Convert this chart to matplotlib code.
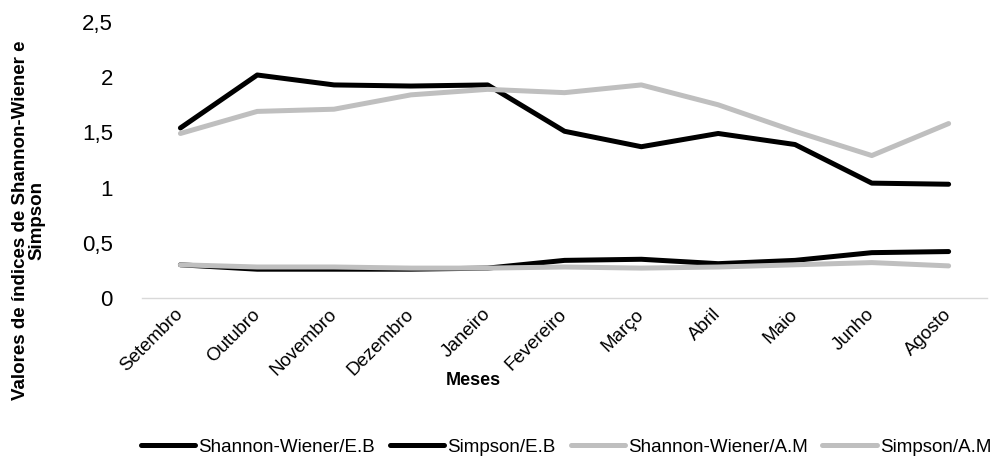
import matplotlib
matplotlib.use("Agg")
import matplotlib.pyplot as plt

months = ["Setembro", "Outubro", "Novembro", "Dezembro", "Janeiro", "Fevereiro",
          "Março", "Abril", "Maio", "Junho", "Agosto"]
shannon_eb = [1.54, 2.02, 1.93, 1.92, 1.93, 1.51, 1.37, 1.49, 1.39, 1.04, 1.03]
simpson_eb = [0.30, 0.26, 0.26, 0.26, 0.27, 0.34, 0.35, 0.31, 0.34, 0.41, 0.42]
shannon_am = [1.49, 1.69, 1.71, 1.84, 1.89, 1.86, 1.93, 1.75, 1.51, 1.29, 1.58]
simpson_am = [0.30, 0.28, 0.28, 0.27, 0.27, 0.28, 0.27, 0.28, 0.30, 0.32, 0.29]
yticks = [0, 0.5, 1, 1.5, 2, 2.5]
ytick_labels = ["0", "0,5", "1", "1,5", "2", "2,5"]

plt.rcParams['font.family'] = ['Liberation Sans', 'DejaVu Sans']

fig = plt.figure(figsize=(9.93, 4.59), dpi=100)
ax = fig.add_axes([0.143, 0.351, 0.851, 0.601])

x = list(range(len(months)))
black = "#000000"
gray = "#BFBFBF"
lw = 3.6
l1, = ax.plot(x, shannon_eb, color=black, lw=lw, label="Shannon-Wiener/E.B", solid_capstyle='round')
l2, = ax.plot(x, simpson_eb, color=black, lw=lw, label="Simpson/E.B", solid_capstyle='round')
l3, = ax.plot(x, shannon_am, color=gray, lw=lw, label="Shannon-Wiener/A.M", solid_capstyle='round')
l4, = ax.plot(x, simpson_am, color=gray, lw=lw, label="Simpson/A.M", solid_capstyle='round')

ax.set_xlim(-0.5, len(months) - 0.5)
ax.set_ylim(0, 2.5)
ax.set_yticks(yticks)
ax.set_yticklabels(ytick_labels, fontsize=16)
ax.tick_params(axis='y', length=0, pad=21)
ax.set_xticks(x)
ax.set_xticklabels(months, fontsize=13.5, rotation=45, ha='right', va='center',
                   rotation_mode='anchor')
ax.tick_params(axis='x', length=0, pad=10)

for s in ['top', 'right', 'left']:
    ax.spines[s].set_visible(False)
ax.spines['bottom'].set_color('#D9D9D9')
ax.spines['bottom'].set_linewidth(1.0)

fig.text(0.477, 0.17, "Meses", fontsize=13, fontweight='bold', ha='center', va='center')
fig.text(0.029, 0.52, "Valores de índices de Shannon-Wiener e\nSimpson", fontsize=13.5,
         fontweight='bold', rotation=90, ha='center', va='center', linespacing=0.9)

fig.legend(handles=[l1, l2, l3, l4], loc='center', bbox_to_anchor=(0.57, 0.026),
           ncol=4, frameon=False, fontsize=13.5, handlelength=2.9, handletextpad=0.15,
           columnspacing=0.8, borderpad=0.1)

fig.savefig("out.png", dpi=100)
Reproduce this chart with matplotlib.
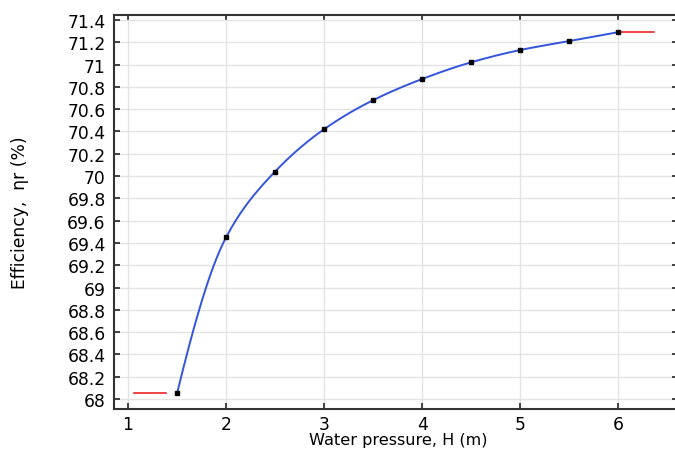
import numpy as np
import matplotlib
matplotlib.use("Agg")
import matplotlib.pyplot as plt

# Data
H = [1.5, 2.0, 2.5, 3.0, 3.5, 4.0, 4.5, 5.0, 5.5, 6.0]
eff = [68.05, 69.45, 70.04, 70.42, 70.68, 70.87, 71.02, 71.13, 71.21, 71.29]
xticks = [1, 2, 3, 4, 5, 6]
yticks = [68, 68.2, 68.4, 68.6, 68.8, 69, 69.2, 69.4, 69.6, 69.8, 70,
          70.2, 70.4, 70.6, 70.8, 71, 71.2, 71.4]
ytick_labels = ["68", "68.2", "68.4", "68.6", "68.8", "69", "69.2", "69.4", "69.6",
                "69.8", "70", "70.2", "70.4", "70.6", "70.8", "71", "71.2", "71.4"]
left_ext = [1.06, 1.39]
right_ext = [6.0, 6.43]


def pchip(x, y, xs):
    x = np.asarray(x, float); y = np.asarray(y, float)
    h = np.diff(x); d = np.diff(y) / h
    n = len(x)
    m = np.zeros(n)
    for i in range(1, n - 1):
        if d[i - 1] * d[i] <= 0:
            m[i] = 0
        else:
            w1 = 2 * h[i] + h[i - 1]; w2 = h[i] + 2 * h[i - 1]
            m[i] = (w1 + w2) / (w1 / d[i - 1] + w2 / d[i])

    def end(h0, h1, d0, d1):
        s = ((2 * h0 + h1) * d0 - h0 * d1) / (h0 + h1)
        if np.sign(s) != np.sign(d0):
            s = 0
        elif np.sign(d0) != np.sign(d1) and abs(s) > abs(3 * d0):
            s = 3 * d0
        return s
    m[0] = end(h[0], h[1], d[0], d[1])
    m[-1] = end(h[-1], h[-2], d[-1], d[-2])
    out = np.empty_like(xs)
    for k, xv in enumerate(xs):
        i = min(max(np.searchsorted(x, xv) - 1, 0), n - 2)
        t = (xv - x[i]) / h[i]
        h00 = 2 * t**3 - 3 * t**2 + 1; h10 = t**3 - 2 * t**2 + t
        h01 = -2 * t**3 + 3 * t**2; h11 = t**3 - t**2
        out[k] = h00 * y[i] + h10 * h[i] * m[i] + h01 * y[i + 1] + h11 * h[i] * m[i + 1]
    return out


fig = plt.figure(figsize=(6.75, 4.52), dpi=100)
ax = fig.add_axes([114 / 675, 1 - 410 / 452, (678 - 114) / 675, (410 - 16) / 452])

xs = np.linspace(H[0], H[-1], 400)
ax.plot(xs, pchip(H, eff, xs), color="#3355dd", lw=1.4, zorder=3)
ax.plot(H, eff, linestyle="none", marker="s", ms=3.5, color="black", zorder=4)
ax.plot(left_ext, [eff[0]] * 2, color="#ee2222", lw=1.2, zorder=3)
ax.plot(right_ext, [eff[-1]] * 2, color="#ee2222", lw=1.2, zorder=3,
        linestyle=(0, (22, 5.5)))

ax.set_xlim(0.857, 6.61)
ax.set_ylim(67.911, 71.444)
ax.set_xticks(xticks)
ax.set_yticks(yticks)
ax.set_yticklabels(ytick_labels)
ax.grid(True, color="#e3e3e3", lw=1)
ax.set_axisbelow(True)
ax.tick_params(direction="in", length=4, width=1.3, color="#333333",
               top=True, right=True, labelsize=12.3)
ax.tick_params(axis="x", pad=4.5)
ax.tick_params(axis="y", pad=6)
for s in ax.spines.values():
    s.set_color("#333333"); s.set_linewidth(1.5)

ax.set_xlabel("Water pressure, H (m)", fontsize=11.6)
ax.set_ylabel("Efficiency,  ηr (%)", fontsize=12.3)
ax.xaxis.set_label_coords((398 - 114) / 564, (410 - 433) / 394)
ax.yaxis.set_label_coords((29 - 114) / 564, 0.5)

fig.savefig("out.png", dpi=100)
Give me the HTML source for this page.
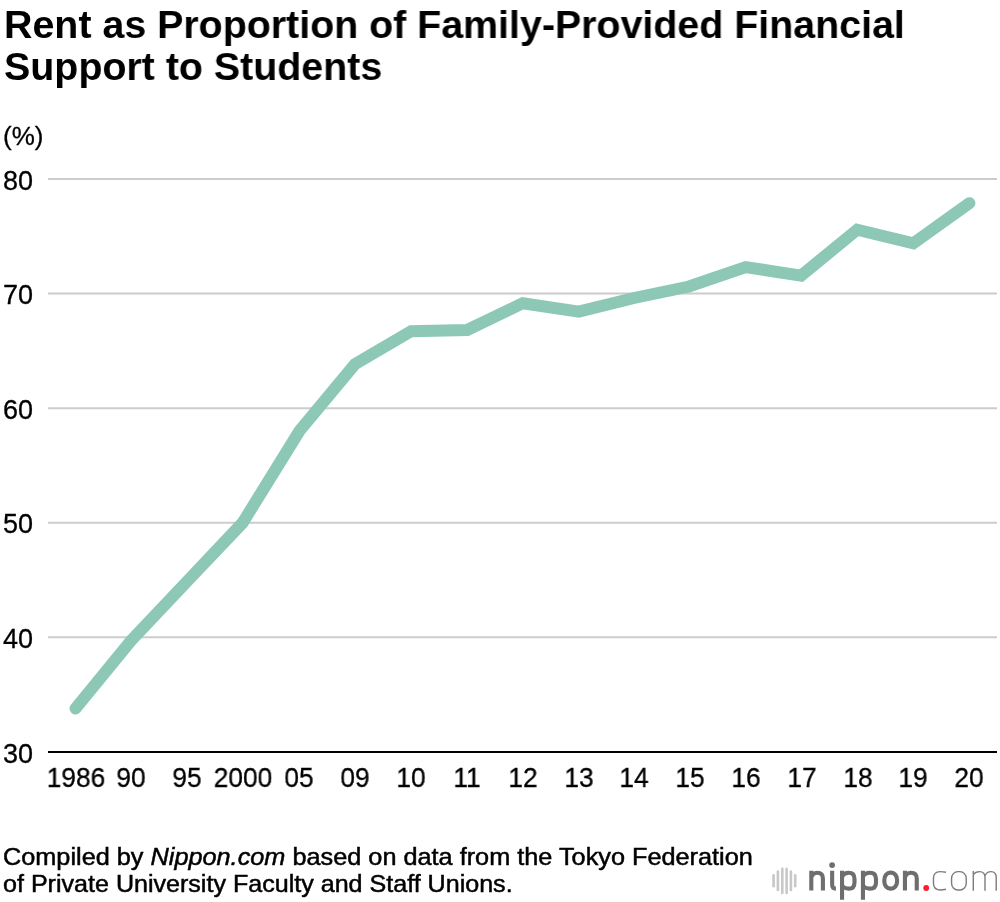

************

Transcribe the whole listing, character for character, but not its images.

Convert this chart to matplotlib code.
import matplotlib
matplotlib.use("Agg")
import matplotlib.pyplot as plt

months = ["Setembro", "Outubro", "Novembro", "Dezembro", "Janeiro", "Fevereiro",
          "Março", "Abril", "Maio", "Junho", "Agosto"]
shannon_eb = [1.54, 2.02, 1.93, 1.92, 1.93, 1.51, 1.37, 1.49, 1.39, 1.04, 1.03]
simpson_eb = [0.30, 0.26, 0.26, 0.26, 0.27, 0.34, 0.35, 0.31, 0.34, 0.41, 0.42]
shannon_am = [1.49, 1.69, 1.71, 1.84, 1.89, 1.86, 1.93, 1.75, 1.51, 1.29, 1.58]
simpson_am = [0.30, 0.28, 0.28, 0.27, 0.27, 0.28, 0.27, 0.28, 0.30, 0.32, 0.29]
yticks = [0, 0.5, 1, 1.5, 2, 2.5]
ytick_labels = ["0", "0,5", "1", "1,5", "2", "2,5"]

plt.rcParams['font.family'] = ['Liberation Sans', 'DejaVu Sans']

fig = plt.figure(figsize=(9.93, 4.59), dpi=100)
ax = fig.add_axes([0.143, 0.351, 0.851, 0.601])

x = list(range(len(months)))
black = "#000000"
gray = "#BFBFBF"
lw = 3.6
l1, = ax.plot(x, shannon_eb, color=black, lw=lw, label="Shannon-Wiener/E.B", solid_capstyle='round')
l2, = ax.plot(x, simpson_eb, color=black, lw=lw, label="Simpson/E.B", solid_capstyle='round')
l3, = ax.plot(x, shannon_am, color=gray, lw=lw, label="Shannon-Wiener/A.M", solid_capstyle='round')
l4, = ax.plot(x, simpson_am, color=gray, lw=lw, label="Simpson/A.M", solid_capstyle='round')

ax.set_xlim(-0.5, len(months) - 0.5)
ax.set_ylim(0, 2.5)
ax.set_yticks(yticks)
ax.set_yticklabels(ytick_labels, fontsize=16)
ax.tick_params(axis='y', length=0, pad=21)
ax.set_xticks(x)
ax.set_xticklabels(months, fontsize=13.5, rotation=45, ha='right', va='center',
                   rotation_mode='anchor')
ax.tick_params(axis='x', length=0, pad=10)

for s in ['top', 'right', 'left']:
    ax.spines[s].set_visible(False)
ax.spines['bottom'].set_color('#D9D9D9')
ax.spines['bottom'].set_linewidth(1.0)

fig.text(0.477, 0.17, "Meses", fontsize=13, fontweight='bold', ha='center', va='center')
fig.text(0.029, 0.52, "Valores de índices de Shannon-Wiener e\nSimpson", fontsize=13.5,
         fontweight='bold', rotation=90, ha='center', va='center', linespacing=0.9)

fig.legend(handles=[l1, l2, l3, l4], loc='center', bbox_to_anchor=(0.57, 0.026),
           ncol=4, frameon=False, fontsize=13.5, handlelength=2.9, handletextpad=0.15,
           columnspacing=0.8, borderpad=0.1)

fig.savefig("out.png", dpi=100)
Reproduce this chart with matplotlib.
import numpy as np
import matplotlib
matplotlib.use("Agg")
import matplotlib.pyplot as plt

# Data
H = [1.5, 2.0, 2.5, 3.0, 3.5, 4.0, 4.5, 5.0, 5.5, 6.0]
eff = [68.05, 69.45, 70.04, 70.42, 70.68, 70.87, 71.02, 71.13, 71.21, 71.29]
xticks = [1, 2, 3, 4, 5, 6]
yticks = [68, 68.2, 68.4, 68.6, 68.8, 69, 69.2, 69.4, 69.6, 69.8, 70,
          70.2, 70.4, 70.6, 70.8, 71, 71.2, 71.4]
ytick_labels = ["68", "68.2", "68.4", "68.6", "68.8", "69", "69.2", "69.4", "69.6",
                "69.8", "70", "70.2", "70.4", "70.6", "70.8", "71", "71.2", "71.4"]
left_ext = [1.06, 1.39]
right_ext = [6.0, 6.43]


def pchip(x, y, xs):
    x = np.asarray(x, float); y = np.asarray(y, float)
    h = np.diff(x); d = np.diff(y) / h
    n = len(x)
    m = np.zeros(n)
    for i in range(1, n - 1):
        if d[i - 1] * d[i] <= 0:
            m[i] = 0
        else:
            w1 = 2 * h[i] + h[i - 1]; w2 = h[i] + 2 * h[i - 1]
            m[i] = (w1 + w2) / (w1 / d[i - 1] + w2 / d[i])

    def end(h0, h1, d0, d1):
        s = ((2 * h0 + h1) * d0 - h0 * d1) / (h0 + h1)
        if np.sign(s) != np.sign(d0):
            s = 0
        elif np.sign(d0) != np.sign(d1) and abs(s) > abs(3 * d0):
            s = 3 * d0
        return s
    m[0] = end(h[0], h[1], d[0], d[1])
    m[-1] = end(h[-1], h[-2], d[-1], d[-2])
    out = np.empty_like(xs)
    for k, xv in enumerate(xs):
        i = min(max(np.searchsorted(x, xv) - 1, 0), n - 2)
        t = (xv - x[i]) / h[i]
        h00 = 2 * t**3 - 3 * t**2 + 1; h10 = t**3 - 2 * t**2 + t
        h01 = -2 * t**3 + 3 * t**2; h11 = t**3 - t**2
        out[k] = h00 * y[i] + h10 * h[i] * m[i] + h01 * y[i + 1] + h11 * h[i] * m[i + 1]
    return out


fig = plt.figure(figsize=(6.75, 4.52), dpi=100)
ax = fig.add_axes([114 / 675, 1 - 410 / 452, (678 - 114) / 675, (410 - 16) / 452])

xs = np.linspace(H[0], H[-1], 400)
ax.plot(xs, pchip(H, eff, xs), color="#3355dd", lw=1.4, zorder=3)
ax.plot(H, eff, linestyle="none", marker="s", ms=3.5, color="black", zorder=4)
ax.plot(left_ext, [eff[0]] * 2, color="#ee2222", lw=1.2, zorder=3)
ax.plot(right_ext, [eff[-1]] * 2, color="#ee2222", lw=1.2, zorder=3,
        linestyle=(0, (22, 5.5)))

ax.set_xlim(0.857, 6.61)
ax.set_ylim(67.911, 71.444)
ax.set_xticks(xticks)
ax.set_yticks(yticks)
ax.set_yticklabels(ytick_labels)
ax.grid(True, color="#e3e3e3", lw=1)
ax.set_axisbelow(True)
ax.tick_params(direction="in", length=4, width=1.3, color="#333333",
               top=True, right=True, labelsize=12.3)
ax.tick_params(axis="x", pad=4.5)
ax.tick_params(axis="y", pad=6)
for s in ax.spines.values():
    s.set_color("#333333"); s.set_linewidth(1.5)

ax.set_xlabel("Water pressure, H (m)", fontsize=11.6)
ax.set_ylabel("Efficiency,  ηr (%)", fontsize=12.3)
ax.xaxis.set_label_coords((398 - 114) / 564, (410 - 433) / 394)
ax.yaxis.set_label_coords((29 - 114) / 564, 0.5)

fig.savefig("out.png", dpi=100)
Give me the HTML source for this page.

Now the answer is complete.